= Regular solution =

Simple model for non-ideal solutions

In chemistry, a regular solution is a solution whose entropy of mixing is equal to that of an ideal solution with the same composition, but is non-ideal due to a nonzero enthalpy of mixing. Such a solution is formed by random mixing of components of similar molar volume and without strong specific interactions, and its behavior diverges from that of an ideal solution by showing phase separation at intermediate compositions and temperatures (a miscibility gap). Its entropy of mixing is equal to that of an ideal solution with the same composition, due to random mixing without strong specific interactions. For two components

$\Delta S_{mix} = -nR(x_1\ln x_1 + x_2\ln x_2)\,$

where $R\,$ is the gas constant, $n\,$ the total number of moles, and $x_i\,$ the mole fraction of each component. Only the enthalpy of mixing is non-zero, unlike for an ideal solution, while the volume of the solution equals the sum of volumes of components.

== Features ==
A regular solution can also be described by Raoult's law modified with a Margules function with only one parameter $\alpha$:

$\ P_1= x_1P^*_1f_{1,M}\,$
$\ P_2= x_2P^*_2f_{2,M}\,$

where the Margules function is

$\ f_{1,M}= {\rm exp}(\alpha x_2^2)\,$
$\ f_{2,M}= {\rm exp}(\alpha x_1^2)\,$

Notice that the Margules function for each component contains the mole fraction of the other component. It can also be shown using the Gibbs-Duhem relation that if the first Margules expression holds, then the other one must have the same shape. A regular solutions internal energy will vary during mixing or during process.

The value of $\alpha$ can be interpreted as W/RT, where W = 2U_{12} - U_{11} - U_{22} represents the difference in interaction energy between like and unlike neighbors.

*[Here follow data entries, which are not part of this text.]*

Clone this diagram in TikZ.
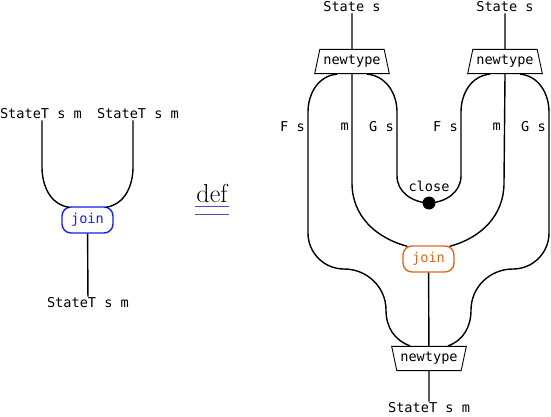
\documentclass[tikz,border=0pt]{standalone}
\usepackage{fontspec}
\setmonofont{DejaVu Sans Mono}
\usepackage{xcolor}
\usepackage{tikz}
\usetikzlibrary{positioning,shapes.geometric}

\definecolor{joinblue}{RGB}{20,30,240}
\definecolor{joinorange}{RGB}{222,104,26}
\definecolor{defline}{RGB}{90,70,200}

\begin{document}
\begin{tikzpicture}[
  x=1pt, y=1pt,
  wire/.style={line width=1.4pt},
  lbl/.style={
    font=\ttfamily\fontsize{13.6}{16}\selectfont,
    inner sep=1pt
  },
  joinbox/.style={
    draw,
    rounded corners=9pt,
    line width=1.4pt,
    minimum width=51pt,
    minimum height=26pt,
    font=\ttfamily\fontsize{13.6}{16}\selectfont
  },
  newtypebox/.style={
    draw,
    trapezium,
    trapezium left angle=78,
    trapezium right angle=78,
    inner xsep=3.5pt,
    inner ysep=6pt,
    line width=0.9pt,
    font=\ttfamily\fontsize{13.6}{16}\selectfont
  },
  closedot/.style={circle, fill=black, inner sep=0pt, minimum size=13pt}
]
  \useasboundingbox (0,0) rectangle (551,-417);

  % left hand side
  \node[lbl] (lhsa) at (41,-114) {StateT s m};
  \node[lbl] (lhsb) at (138,-114) {StateT s m};
  \node[joinbox, draw=joinblue, text=joinblue] (joinl) at (87.5,-220) {join};
  \node[lbl] (lhsout) at (88,-303) {StateT s m};

  \draw[wire] (lhsa.south -| 42,0) -- (42,-167) to[out=-90,in=172] ([xshift=8pt,yshift=-1pt]joinl.north west);
  \draw[wire] (lhsb.south -| 133,0) -- (133,-167) to[out=-90,in=8] ([xshift=-8pt,yshift=-1pt]joinl.north east);
  \draw[wire] (joinl) -- (lhsout);

  % def
  \node[font=\fontsize{26}{30}\selectfont, inner sep=0pt] (defn) at (212,-193) {def};
  \draw[defline, line width=1.3pt] ([xshift=-1pt,yshift=-4pt]defn.south west) -- ([xshift=1pt,yshift=-4pt]defn.south east);
  \draw[defline, line width=1.3pt] ([xshift=-1pt,yshift=-12pt]defn.south west) -- ([xshift=1pt,yshift=-12pt]defn.south east);

  % right hand side
  \node[lbl] (stl) at (352,-7) {State s};
  \node[lbl] (str) at (505,-7) {State s};
  \node[newtypebox] (ntl) at (352,-61.5) {newtype};
  \node[newtypebox] (ntr) at (505,-61.5) {newtype};
  \node[joinbox, draw=joinorange, text=joinorange] (joinr) at (428.5,-259) {join};
  \node[closedot] (cls) at (429,-203) {};
  \node[lbl] (clslbl) at (429,-186) {close};
  \node[newtypebox, shape border rotate=180] (ntb) at (429,-358.5) {newtype};
  \node[lbl] (rhsout) at (429,-408) {StateT s m};

  \node[lbl, anchor=east] (fsl) at (306,-127) {F s};
  \node[lbl, anchor=east] (ml) at (350,-127) {m};
  \node[lbl, anchor=east] (gsl) at (395,-127) {G s};
  \node[lbl, anchor=east] (fsr) at (459,-127) {F s};
  \node[lbl, anchor=east] (mr) at (502,-127) {m};
  \node[lbl, anchor=east] (gsr) at (547,-127) {G s};

  \draw[wire] (stl) -- (ntl);
  \draw[wire] (str) -- (ntr);

  \draw[wire] ([xshift=-15pt]ntl.south) to[out=185,in=90] (308,-112) -- (308,-233)
    to[out=-90,in=180] (344,-269) to[out=0,in=90] (386,-310)
    to[out=-90,in=160] ([xshift=-19pt]ntb.north);
  \draw[wire] (ntl.south) -- (352,-183) to[out=-90,in=165] ([xshift=5pt,yshift=-1pt]joinr.north west);
  \draw[wire] ([xshift=15pt]ntl.south) to[out=-5,in=90] (397,-112) -- (397,-176) to[out=-90,in=178] (cls.center);

  \draw[wire] ([xshift=-15pt]ntr.south) to[out=185,in=90] (461,-112) -- (461,-176) to[out=-90,in=2] (cls.center);
  \draw[wire] (ntr.south) -- (504,-183) to[out=-90,in=15] ([xshift=-5pt,yshift=-1pt]joinr.north east);
  \draw[wire] ([xshift=15pt]ntr.south) to[out=-5,in=90] (549,-112) -- (549,-233)
    to[out=-90,in=0] (513,-269) to[out=180,in=90] (471,-310)
    to[out=-90,in=20] ([xshift=19pt]ntb.north);

  \draw[wire] (joinr) -- (ntb);
  \draw[wire] (ntb) -- (rhsout);
\end{tikzpicture}
\end{document}
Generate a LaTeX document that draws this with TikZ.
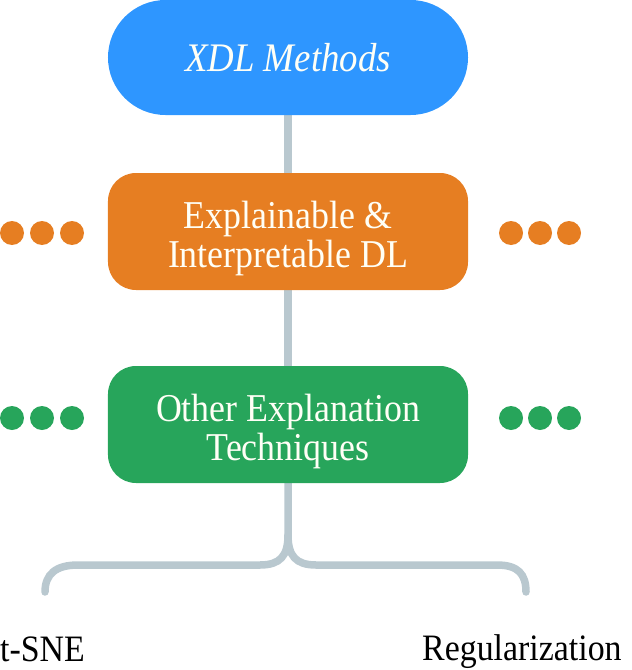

In contrast to ideal solutions, regular solutions do possess a non-zero enthalpy of mixing, due to the W term. If the unlike interactions are more unfavorable than the like ones, we get competition between an entropy of mixing term that produces a minimum in the Gibbs free energy at x_{1} = 0.5 and the enthalpy term that has a maximum there. At high temperatures, the entropic term in the free energy of mixing dominates and the system is fully miscible, but at lower temperatures the G(x_{1}) curve will have two minima and a maximum in between. This results in phase separation. In general there will be a temperature where the three extremes coalesce and the system becomes fully miscible. This point is known as the upper critical solution temperature or the upper consolute temperature.

In contrast to ideal solutions, the volumes in the case of regular solutions are no longer strictly additive but must be calculated from partial molar volumes that are a function of x_{1}.

The term was introduced in 1927 by the American physical chemist Joel Henry Hildebrand.